- [Supplied data]:
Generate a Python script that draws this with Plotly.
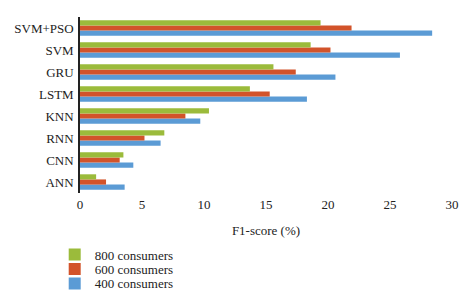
import plotly.graph_objects as go

categories = ["ANN", "CNN", "RNN", "KNN", "LSTM", "GRU", "SVM", "SVM+PSO"]
f1_800 = [1.3, 3.5, 6.8, 10.4, 13.7, 15.6, 18.6, 19.4]
f1_600 = [2.1, 3.2, 5.2, 8.5, 15.3, 17.4, 20.2, 21.9]
f1_400 = [3.6, 4.3, 6.5, 9.7, 18.3, 20.6, 25.8, 28.4]
x_ticks = [0, 5, 10, 15, 20, 25, 30]

font_family = "Liberation Serif, Times New Roman, serif"

fig = go.Figure()
fig.add_trace(go.Bar(y=categories, x=f1_400, name="400 consumers", orientation="h",
                     marker=dict(color="#5B9BD5", line=dict(width=0)), legend="legend3"))
fig.add_trace(go.Bar(y=categories, x=f1_600, name="600 consumers", orientation="h",
                     marker=dict(color="#D2532A", line=dict(width=0)), legend="legend2"))
fig.add_trace(go.Bar(y=categories, x=f1_800, name="800 consumers", orientation="h",
                     marker=dict(color="#9BBB3B", line=dict(width=0)), legend="legend"))

leg_common = dict(x=-0.068, xanchor="left", yanchor="middle", font=dict(size=13),
                  itemwidth=30, bgcolor="rgba(0,0,0,0)", borderwidth=0)

fig.update_layout(
    width=474, height=300,
    margin=dict(l=80, r=22, t=17, b=107, autoexpand=False),
    paper_bgcolor="white", plot_bgcolor="white",
    barmode="group", bargap=0.3, bargroupgap=0.0,
    font=dict(family=font_family, size=13, color="#222222"),
    xaxis=dict(range=[0, 30], tickvals=x_ticks, showgrid=False, zeroline=False,
               showline=False, ticks="", tickfont=dict(size=13), ticklabelstandoff=2,
               title=dict(text="F1-score (%)", font=dict(size=13), standoff=14)),
    yaxis=dict(categoryorder="array", categoryarray=categories, showgrid=False,
               showline=True, linecolor="#222222", linewidth=1.5, ticks="",
               tickfont=dict(size=13), ticklabelstandoff=2),
    legend=dict(leg_common, y=-0.35),
    legend2=dict(leg_common, y=-0.432),
    legend3=dict(leg_common, y=-0.514),
    showlegend=True,
)

fig.write_html("out.html")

- [Your instructions]:
Give again exactly the lines running from the beginning of the material above through the line that contains "Serif, Times New", and leave out every picture.

- [Full solution]:
Generate a Python script that draws this with Plotly.
import plotly.graph_objects as go

categories = ["ANN", "CNN", "RNN", "KNN", "LSTM", "GRU", "SVM", "SVM+PSO"]
f1_800 = [1.3, 3.5, 6.8, 10.4, 13.7, 15.6, 18.6, 19.4]
f1_600 = [2.1, 3.2, 5.2, 8.5, 15.3, 17.4, 20.2, 21.9]
f1_400 = [3.6, 4.3, 6.5, 9.7, 18.3, 20.6, 25.8, 28.4]
x_ticks = [0, 5, 10, 15, 20, 25, 30]

font_family = "Liberation Serif, Times New Roman, serif"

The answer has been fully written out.